Settling In with Satchel


I Kill Giants review

You probably know the story.

A child retreats into a fantasy world, which may or may not be real, to escape the problems she is experiencing in the real world. In the end, she learns a valuable lesson and is better able to face her fears.

The first thing the concept of I Kill Giants reminds me of is Terry Gilliam’s Tideland, a particularly demented escape-from-reality fantasy that’s not particularly good. There’s Pan’s Labyrinth, or even My Neighbour Totoro.

I Kill Giants has many familiar parts: A would-be friend who is initially rejected; a kind guidance counsellor who wants to help; a school bully; a big sister who’s trying to hold everything together. It definitely feels like something you’ve read or seen before.

So all that said, you might be expecting a fairly negative review.But as it turns out, I Kill Giants is one of the best comics I’ve read in a long time.

Why does it work? These stories are familiar because they resonate; everyone remembers being a child, and everyone has some fantasies about escaping real life for something better, happier, or more exciting. (See also Gilliam’s Brazil for one of the best examples.)

I Kill Giants, in particular, works because it’s honest, even if it’s honest about lies and fantasies. The protagonist, Barbara, is unvarnished: She’s rude, arrogant, dismissive of people who are trying to help her, and occasionally violent.In fact, it’s easy to interpret the early chapters as the story of a girl with serious mental health issues. If you’re the sort of person who needs a likeable, easily relatable character, this may not be for you.

But Barbara’s rough edges make the story’s eventual payoff far more rewarding: We grow to like her, even love her, because it’s not forced upon us. We learn about her gradually, and come to understand her view of the world. (For my part, I totally fell for her when she explains the origin of her hammer’s name.)

The other key to the book is the art of JM Ken Niimura, a relative newcomer to North American comics, and his work with writer Joe Kelly. Niimura’s a bit rough around the edges – action scenes don’t always come off as clearly as they could – but it frequently works to the story’s advantage. His sketchy, manga-influenced art captures the characters perfectly, particularly Barbara: As the story and her mood shift, Niimura’s art keeps up with it.

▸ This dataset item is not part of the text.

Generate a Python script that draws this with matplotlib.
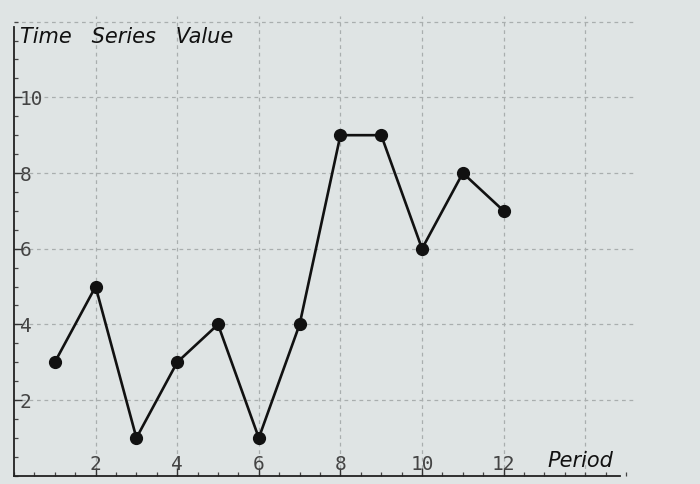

The mythical, monstrous, possibly imaginary giants are wonderfully realized as well: Vague and threatening, likely influenced by any number of sources without looking like any sort of monster in particular. His covers, too, are beautiful, though they aren’t reproduced in the trade.

And Kelly, for his part, is brave enough to let Niimura tell some of the most important parts of the story himself. Because Barbara’s problems are rarely on the surface, much of the story is left to the audience’s interpretation of events, which is chiefly influenced by Niimura’s visuals. Some of the final scenes in the book are largely wordless, and have some of the greatest impact you’ll find in a graphic novel.

I’ve stayed away from describing the plot, since I Kill Giants benefits, at least on a first reading, from the story’s ambiguity and mystery: Kelly & Niimura keep things vague enough to be mysterious, but not so obscure to be actively frustrating. (There’s one cop-out, with scratched out text in a speech balloon, but itworks quite well in the context of the story.) Truth be told, I had the impression the story was about something else entirely, given some preview art. It’s not really a mystery, and I’m not sure you could really “spoil” such a story, but it’s structured in an incredibly rewarding fashion: It works as well on subsequent reads as it did the first time around, but for different reasons.

I Kill Giants is contradictory is many ways: It’s a tried-and-true formula and concept, but executed in an unconventional fashion. Perhaps that’s why it works so well: It’s a story we all know, but presented in a way that still gives us something new.It’s predictable in its way, but also holds as much emotional impact as any comic I’ve read in a long time. A must-read.

(There’s an interview with Kelly and some preview art at CBR.)